PS: There goes my part to get the post back on track.

I agree. One of the best features of bitcoins is the ability to transfer wealth in an easy convenient way. Setting up markets for buying and selling bitcoins in local currencies in every country will give us the biggest bang for the buck in terms of getting bitcoin established.

You could even automate a buy in one currency associated with a sell in another currency so the customer never owns bitcoins for more than a few minutes. Only local market agents would need to hold enough bitcoins to facilitate the trade for a fee and they would be strictly local actors in each country, not international players with contacts across the world.

The value here is in the ease of transfer and the ease of entry into the business in each country. No need to wire money in an international currency. No need to trust an agent in another country.

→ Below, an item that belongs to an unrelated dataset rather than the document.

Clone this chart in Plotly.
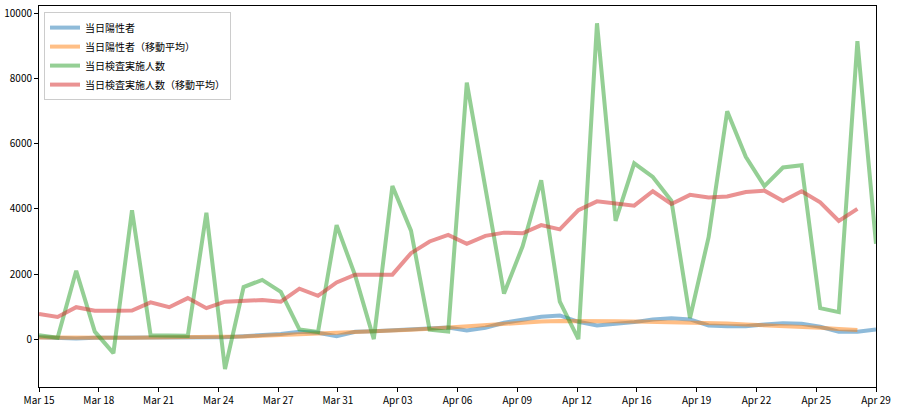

No central clearing house, etc..


This, in my opinion is the very near future killer app. for bitcoin. A network of small to medium local exchange agents competing for a share of the international money transfer business.
8359  Bitcoin / Bitcoin Discussion / Re: Is calling it a "wallet" the wrong thing? on: March 26, 2011, 03:44:30 AM

Call it a Man Bag ... and people will throw it away!
8360  Economy / Economics / Re: Self-regulating spirals on: March 26, 2011, 03:42:00 AM
I don't know about the others, but in Hong Kong they all issue Hong Kong dollars, which is pegged to USD. They are not allowed to issue HKD if they don't have the equivalent amount in USD in deposit. Also all the notes are printed by the same government owned company. That doesn't leave much to compete about.

That is today, read up on the history of it ... they have become part of the globalist bankster takeover like so many other countries.